Legacy and Foundation of the United States Postal Service

The colonial postal system did not disappear after independence. Instead, it evolved directly into the federal postal service that serves the country today. The transition from colonial to national system was remarkably smooth, thanks to the continuity of personnel and practices.

From Colonial to Federal System

During the Revolutionary War, the Continental Congress maintained the postal network that Franklin and Goddard had built. In 1782, the Articles of Confederation formally recognized the Post Office as a national institution. The U.S. Constitution, ratified in 1788, gave Congress the power “to establish Post Offices and post Roads” in Article I, Section 8. The Postal Service Act of 1792 cemented the system, setting uniform rates, protecting the sanctity of the mail (making it a federal crime to open or tamper with letters), and authorizing the expansion of post roads into new territories. Many of the early postmasters were former colonial officials, ensuring continuity in operations. The network that had once served 2.5 million colonists now had to reach a growing nation that would soon double in size with the Louisiana Purchase. The principles developed in the colonial era—reliable schedules, fixed routes, government oversight, and the idea that mail should be available to all citizens—remained the foundation of the new system. The Post Office became one of the largest employers in the early republic, and its expansion helped bind the vast country together.

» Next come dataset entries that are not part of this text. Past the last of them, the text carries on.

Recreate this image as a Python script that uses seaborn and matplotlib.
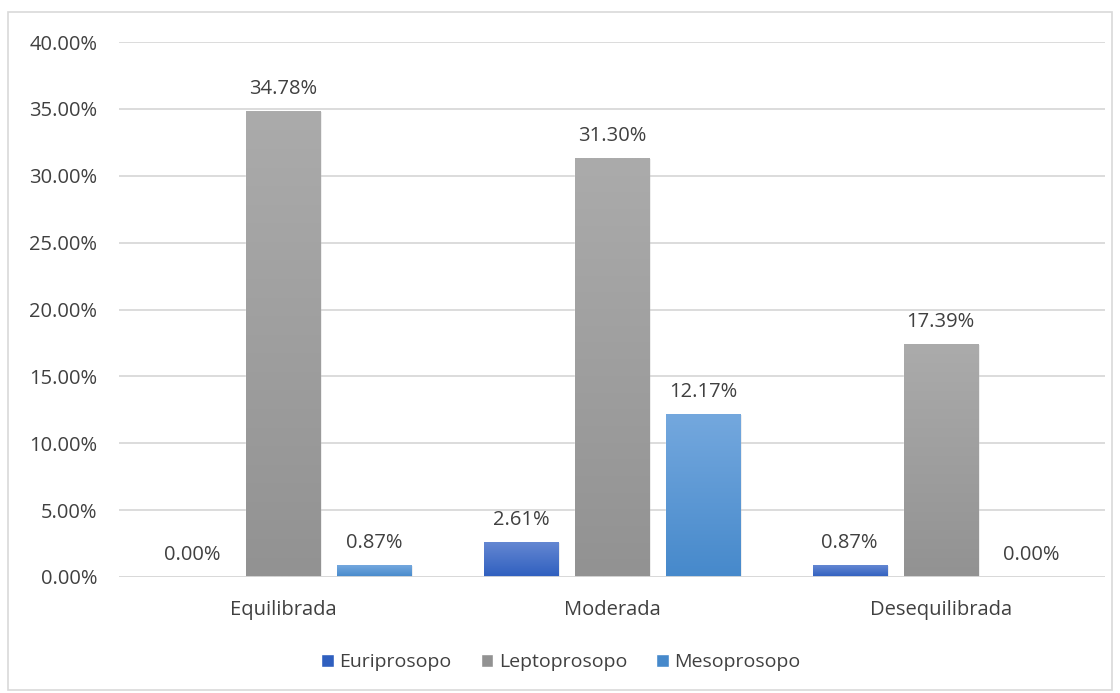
import numpy as np
import pandas as pd
import matplotlib
matplotlib.use("Agg")
import matplotlib.pyplot as plt
from matplotlib.colors import LinearSegmentedColormap
from matplotlib.patches import Rectangle, Patch
import seaborn as sns

categories = ["Equilibrada", "Moderada", "Desequilibrada"]
series = ["Euriprosopo", "Leptoprosopo", "Mesoprosopo"]
euriprosopo = [0.0000, 0.0261, 0.0087]
leptoprosopo = [0.3478, 0.3130, 0.1739]
mesoprosopo = [0.0087, 0.1217, 0.0000]

# gradient end colours (top, bottom) per series
grad = {
    "Euriprosopo": ("#6487d2", "#2f5fbf"),
    "Leptoprosopo": ("#ababab", "#929292"),
    "Mesoprosopo": ("#74a8de", "#4689cb"),
}
TEXT = "#404040"
FS = 14.5

df = pd.DataFrame({
    "cat": np.repeat(categories, 3),
    "serie": series * 3,
    "val": [v for trio in zip(euriprosopo, leptoprosopo, mesoprosopo) for v in trio],
})

sns.set_theme(style="white")
plt.rcParams["font.family"] = ["Open Sans", "DejaVu Sans"]

fig = plt.figure(figsize=(11.2, 6.93), dpi=100)
ax = fig.add_axes([119 / 1120, 1 - 577 / 693, 986 / 1120, (577 - 42) / 693])

palette = {s: grad[s][1] for s in series}
sns.barplot(data=df, x="cat", y="val", hue="serie", order=categories,
            hue_order=series, palette=palette, width=0.83, gap=0.186,
            ax=ax, legend=False, saturation=1, zorder=3)

yt = np.arange(0, 0.401, 0.05)
ax.set_ylim(0, 0.40)
ax.set_yticks(yt)
ax.set_yticklabels([f"{t * 100:.2f}%" for t in yt])
ax.set_xlabel("")
ax.set_ylabel("")
for s in ax.spines.values():
    s.set_visible(False)
ax.tick_params(axis="both", length=0, labelsize=FS, colors=TEXT)
ax.tick_params(axis="y", pad=15.5)
ax.tick_params(axis="x", pad=16.5)
ax.grid(axis="y", color="#d9d9d9", linewidth=1.3, zorder=0)
ax.set_axisbelow(True)

# vertical gradients inside each bar, plus value labels
for container, name in zip(ax.containers, series):
    cmap = LinearSegmentedColormap.from_list(name, [grad[name][1], grad[name][0]])
    for bar, v in zip(container, df[df.serie == name].val):
        x0 = bar.get_x()
        w = bar.get_width()
        h = bar.get_height()
        if h > 0:
            # soft shadow
            ax.add_patch(Rectangle((x0 + 0.006, 0), w, h - 0.0005, color="#000000",
                                   alpha=0.08, zorder=2, linewidth=0))
            g = np.linspace(0, 1, 256).reshape(-1, 1)
            ax.imshow(g, cmap=cmap, aspect="auto", origin="lower",
                      extent=(x0, x0 + w, 0, h), zorder=3.5, interpolation="bilinear")
        ax.annotate(f"{v * 100:.2f}%", (x0 + w / 2, h), xytext=(0, 9),
                    textcoords="offset points", ha="center", va="bottom",
                    fontsize=FS, color=TEXT, zorder=5)
ax.set_xlim(-0.5, 2.5)
ax.set_ylim(0, 0.40)
ax.axhline(0, color="#d9d9d9", linewidth=1.3, zorder=4)

# legend at the bottom
handles = [Patch(facecolor=grad[s][1]) for s in series]
fig.legend(handles, series, loc="center", bbox_to_anchor=(561 / 1120, 1 - 662 / 693),
           ncol=3, frameon=False, fontsize=14, handlelength=0.65, handleheight=0.65,
           handletextpad=0.28, columnspacing=1.5, labelcolor=TEXT)

# chart area border
fig.patches.append(Rectangle((8 / 1120, 1 - 690 / 693), 1104 / 1120, 678 / 693,
                             transform=fig.transFigure, fill=False,
                             edgecolor="#d9d9d9", linewidth=1.2))

fig.savefig("out.png", dpi=100)
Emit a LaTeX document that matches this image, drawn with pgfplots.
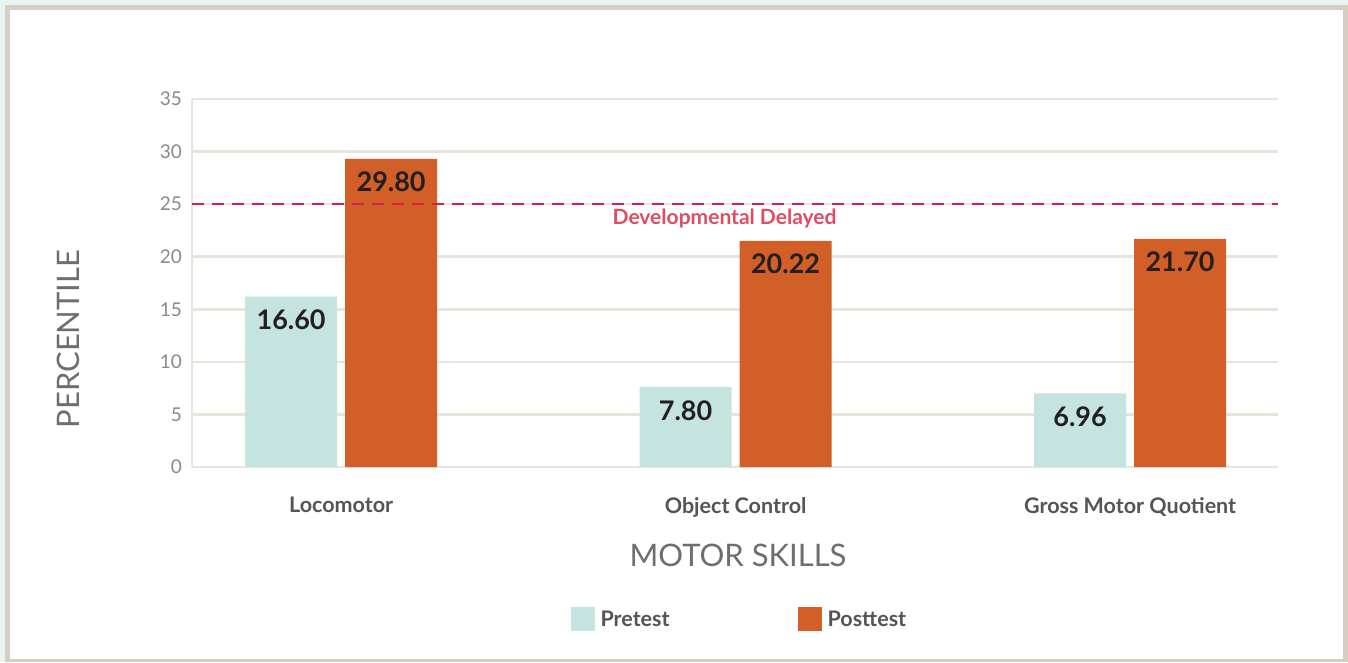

Lasting Impact on American Infrastructure and Democracy

The colonial postal service left a deep imprint on American life. It demonstrated that a centralized communication network was essential for a vast, diverse republic. The Post Road became the model for future road development, and post offices often acted as anchors for frontier towns, attracting settlers and businesses. The idea that the government should deliver mail to every citizen—regardless of where they lived—originated in the colonial drive to connect isolated settlements. The postal service also promoted literacy and the spread of information: cheap postage for newspapers fostered an informed citizenry, which Thomas Jefferson and other founders saw as vital to democracy. By 1800, the United States had more post offices per capita than any other country in the world. The colonial heritage is still visible today in the Postal Service’s mission statement and in the annual Stamp of the Year series, which frequently features colonial themes.

For a deeper dive into the history of early American mail, visit the Smithsonian National Postal Museum or explore the USPS history page. Scholarly works such as Britannica’s entry on postal services provide additional context, while History.com’s article on Franklin as postmaster details his critical role. The National Archives collection on the Continental Congress post showcases original documents from the period. For a look at how the Post Road influenced early American travel and settlement, the Colonial Williamsburg Foundation offers excellent educational resources.

The colonial postal service was not perfect, but it was indispensable. It turned scattered settlements into a coherent society, supported the Revolution, and created the blueprint for a national institution that remains essential more than 200 years later. Every piece of mail that travels across the United States today follows a path first explored by those early post riders—through forests, over rivers, and into the heart of a growing nation. The system they built was a testament to human ingenuity and the enduring need for connection.